BNY Mellon: Early Warning Sign for JPY

BNY Mellon: Early Warning Sign for JPY

Japan Japanese Yen

By Simon Derrick, Chief Currency Strategist, BNY Mellon

  • JPY's failure to pick up safe haven bid last week was early warning signal
  • Is the perception of QQE infinity the driver?
  • Monetary policy-related JPY moves tend to be sustained and strong

Among the more interesting stories in recent days has been the emergence of sustained JPY weakness.

The early warning that something might be about to happen came on Wednesday and Thursday of last week when the JPY failed to pick up any kind of meaningful safe haven bid despite significant geopolitical unrest.

As just one measure of this, CHF/JPY rose close to 0.75% on Thursday in the aftermath of the unexpected breakdown in the US/North Korean summit meeting. This came despite the fact that two-year Swiss government paper was trading over 60 bps below that on the equivalent JGBs.
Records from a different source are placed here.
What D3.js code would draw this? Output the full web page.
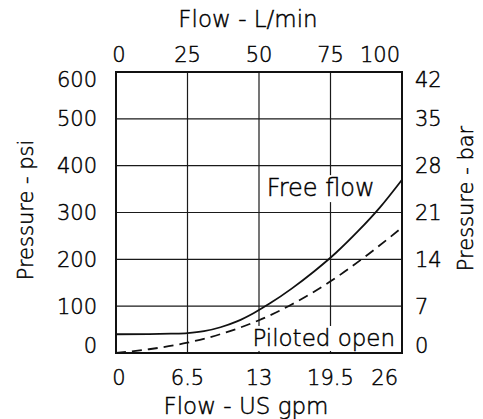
<!DOCTYPE html>
<html>
<head>
<meta charset="utf-8">
<script src="https://cdn.jsdelivr.net/npm/d3@7"></script>
<style>
  html, body { margin: 0; padding: 0; background: #fff; }
  svg { display: block; }
  text { font-family: "DejaVu Sans", sans-serif; fill: #000; font-weight: 200; stroke: #000; stroke-width: 0.45; }
</style>
</head>
<body>
<svg id="chart" width="483" height="419"></svg>
<script>
// ---- data ----
const gpmTicks = [0, 6.5, 13, 19.5, 26];
const lpmTicks = [0, 25, 50, 75, 100];
const psiTicks = [0, 100, 200, 300, 400, 500, 600];
const barTicks = [0, 7, 14, 21, 28, 35, 42];

const freeFlowGpm = [0, 3, 5, 6.5, 8, 9.5, 11, 12.5, 14, 16, 18, 20, 22, 24, 26];
const freeFlowPsi = [40, 40.3, 41.2, 42.5, 46.5, 55, 67.5, 85, 106, 138, 174, 214, 260, 311, 370];

const pilotedGpm = [0, 3, 6.5, 10, 13, 16, 19.5, 23, 26];
const pilotedPsi = [0, 8, 22, 44, 70, 104, 153, 212, 268];

const labels = { xBottom: "Flow - US gpm", xTop: "Flow - L/min", yLeft: "Pressure - psi", yRight: "Pressure - bar" };
const seriesNames = ["Free flow", "Piloted open"];

// ---- layout ----
const L = 116, R = 402, T = 72, B = 353;
const svg = d3.select("#chart");

const x = d3.scaleLinear().domain([0, 26]).range([L, R]);
const xTop = d3.scaleLinear().domain([0, 100]).range([L, R]);
const y = d3.scaleLinear().domain([0, 600]).range([B, T]);
const yBar = d3.scaleLinear().domain([0, 42]).range([B, T]);

// grid
svg.append("g").selectAll("line").data(gpmTicks.slice(1, -1)).join("line")
  .attr("x1", d => x(d)).attr("x2", d => x(d)).attr("y1", T).attr("y2", B)
  .attr("stroke", "#1a1a1a").attr("stroke-width", 1.2);
svg.append("g").selectAll("line").data(psiTicks.slice(1, -1)).join("line")
  .attr("x1", L).attr("x2", R).attr("y1", d => y(d)).attr("y2", d => y(d))
  .attr("stroke", "#1a1a1a").attr("stroke-width", 1.2);

// curves
const line = d3.line().x(d => x(d[0])).y(d => y(d[1])).curve(d3.curveMonotoneX);
svg.append("path").datum(freeFlowGpm.map((g, i) => [g, freeFlowPsi[i]]))
  .attr("d", line).attr("fill", "none").attr("stroke", "#111").attr("stroke-width", 1.8);
svg.append("path").datum(pilotedGpm.map((g, i) => [g, pilotedPsi[i]]))
  .attr("d", line).attr("fill", "none").attr("stroke", "#111").attr("stroke-width", 1.8)
  .attr("stroke-dasharray", "10,6");

// series labels with white backgrounds
function boxedLabel(txt, gx, py, size) {
  const g = svg.append("g");
  const t = g.append("text").attr("x", x(gx)).attr("y", y(py)).attr("font-size", size).text(txt);
  const bb = t.node().getBBox();
  g.insert("rect", "text").attr("x", bb.x - 2).attr("y", bb.y + 1).attr("width", bb.width + 4).attr("height", bb.height - 1).attr("fill", "#fff");
}
boxedLabel(seriesNames[0], 13.7, 335, 24);
boxedLabel(seriesNames[1], 12.4, 15, 23);

// frame
svg.append("rect").attr("x", L).attr("y", T).attr("width", R - L).attr("height", B - T)
  .attr("fill", "none").attr("stroke", "#111").attr("stroke-width", 2);

// axes tick labels
const fs = 21;
svg.append("g").selectAll("text").data(gpmTicks).join("text")
  .attr("x", (d, i) => x(d) + (i === 0 ? 3 : 0))
  .attr("y", 385).attr("font-size", fs)
  .attr("text-anchor", (d, i) => i === gpmTicks.length - 1 ? "end" : "middle")
  .attr("dx", (d, i) => i === gpmTicks.length - 1 ? -4 : 0)
  .text(d => d);
svg.append("g").selectAll("text").data(lpmTicks).join("text")
  .attr("x", (d, i) => xTop(d) + (i === 0 ? 3 : 0))
  .attr("y", 62).attr("font-size", fs)
  .attr("text-anchor", (d, i) => i === lpmTicks.length - 1 ? "end" : "middle")
  .attr("dx", (d, i) => i === lpmTicks.length - 1 ? -2 : 0)
  .text(d => d);
function yOff(i, n) { return i === 0 ? 0 : (i === n - 1 ? 15 : 7.5); }
svg.append("g").selectAll("text").data(psiTicks).join("text")
  .attr("x", 97).attr("y", (d, i) => y(d) + yOff(i, psiTicks.length))
  .attr("font-size", fs).attr("text-anchor", "end").text(d => d);
svg.append("g").selectAll("text").data(barTicks).join("text")
  .attr("x", 415).attr("y", (d, i) => yBar(d) + yOff(i, barTicks.length))
  .attr("font-size", fs).attr("text-anchor", "start").text(d => d);

// axis titles
svg.append("text").attr("x", 248).attr("y", 27).attr("font-size", 23).attr("text-anchor", "middle").text(labels.xTop);
svg.append("text").attr("x", 246).attr("y", 414).attr("font-size", 23).attr("text-anchor", "middle").text(labels.xBottom);
svg.append("text").attr("transform", "translate(33,210) rotate(-90)").attr("font-size", 21).attr("text-anchor", "middle").text(labels.yLeft);
svg.append("text").attr("transform", "translate(473,198.5) rotate(-90)").attr("font-size", 21).attr("text-anchor", "middle").text(labels.yRight);
</script>
</body>
</html>
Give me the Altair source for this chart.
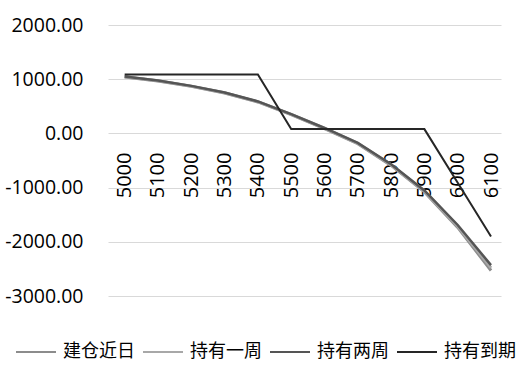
import altair as alt
import pandas as pd

strikes = [5000, 5100, 5200, 5300, 5400, 5500, 5600, 5700, 5800, 5900, 6000, 6100]
series_names = ["建仓近日", "持有一周", "持有两周", "持有到期"]
s_open = [1040, 968, 868, 745, 580, 345, 90, -190, -590, -1080, -1735, -2530]
s_week1 = [1044, 972, 872, 750, 585, 350, 95, -182, -580, -1066, -1712, -2480]
s_week2 = [1048, 976, 877, 755, 590, 355, 100, -175, -570, -1052, -1690, -2430]
s_expiry = [1087, 1087, 1087, 1087, 1087, 79, 79, 79, 79, 79, -910, -1904]
colors = ["#8c8c8c", "#a8a8a8", "#555555", "#262626"]
widths = [3, 3, 2.5, 2]
y_ticks = [2000, 1000, 0, -1000, -2000, -3000]

rows = []
for name, vals, w in zip(series_names, [s_open, s_week1, s_week2, s_expiry], widths):
    for k, v in zip(strikes, vals):
        rows.append({"strike": k, "value": v, "series": name, "w": w})
df = pd.DataFrame(rows)

chart = alt.Chart(df).mark_line().encode(
    x=alt.X("strike:Q",
            scale=alt.Scale(domain=[4950, 6130], nice=False, zero=False),
            axis=alt.Axis(values=strikes, labelAngle=270, grid=False, domain=False,
                          ticks=False, offset=-163, labelPadding=19, title=None,
                          labelFont="Open Sans", labelFontSize=20, labelColor="#000",
                          format="d", labelOverlap=False)),
    y=alt.Y("value:Q",
            scale=alt.Scale(domain=[-3000, 2000], nice=False),
            axis=alt.Axis(values=y_ticks, domain=False, ticks=False,
                          labelExpr="replace(format(datum.value, '.2f'), '\u2212', '-')",
                          labelPadding=25, title=None, labelFont="Open Sans",
                          labelFontSize=19.5, labelColor="#000",
                          gridColor="#d9d9d9", gridWidth=1)),
    color=alt.Color("series:N",
                    scale=alt.Scale(domain=series_names, range=colors),
                    sort=series_names,
                    legend=alt.Legend(orient="none", direction="horizontal",
                                      legendX=-93, legendY=306, title=None,
                                      symbolType="stroke", symbolSize=1600,
                                      symbolStrokeWidth=2, labelFont="Noto Sans CJK SC",
                                      labelFontSize=18, labelColor="#000",
                                      labelOffset=6, columnPadding=4)),
    strokeWidth=alt.StrokeWidth("w:Q", scale=None, legend=None),
    order=alt.Order("strike:Q"),
).properties(
    width=393, height=271,
    autosize=alt.AutoSizeParams(type="none"),
    padding={"left": 108, "top": 25, "right": 27, "bottom": 73},
).configure_view(stroke=None)

chart.save("out.html", embed_options={"renderer": "svg", "actions": False})
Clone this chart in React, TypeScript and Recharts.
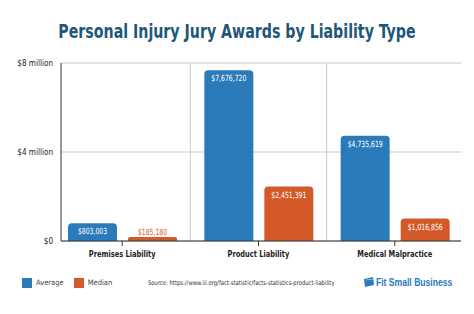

If the JPY (which has a long history of gaining ground during periods of significant risk aversion) couldn’t gain ground last week, then this said a great deal about the currency impact of the growing perception that the BOJ’s program of QQE will continue on indefinitely.

The reason why this might matter is that the JPY has a history over past seven years of staging sharp and sustained moves to the downside on the back of monetary policy shifts, typically accompanied by a marked rise in realised volatility.

Possibly the best example remains the 2012-2014 USD rally.

JPY strength had proved a persistent issue in the years running up to the election of Shinzo Abe as prime minister, with a number of less than totally successful intervention campaigns emerging.

This changed in November 2012 as it became clear that Mr Abe would bring pressure to bear upon the BOJ to introduce ultra-accommodative monetary policy measures should he be elected.

With him making good on this promise following the election, the USD moved from below JPY 80 to above JPY 102 in less than six months.

While the next 15 months did see the odd sharp move, the dominant story was one of consolidation. However, the second half of 2014 saw a second wave of sustained JPY weakness kick in.

The most dramatic episode occurred in late October when the BOJ policy board voted 5-4 to increase the pace at which it expanded base money, to increase its annual purchases of JGBs by about JPY 30 trn and to extend the average duration of its holdings to around 10 years.

BNY Mellon: Early Warning Sign for JPY

The reason for the drama is that this came on the same day that the government panel overseeing the Government Pension Investment Fund approved plans for the fund to lower its holdings of JGBs to 35% from 60%, raise its holdings of domestic stocks to 25% (from 12%) as well as increase its holdings of foreign stocks to 25% and foreign bond allocation to 15%.

The combination of these two factors helped lift the USD from below JPY 110 to above JPY 120 in a matter of weeks (a move echoed two years later in the aftermath of the US election).

If the perception of QQE infinity continues to grow then the evidence suggest that a sustained burst of JPY weakness could accompany it.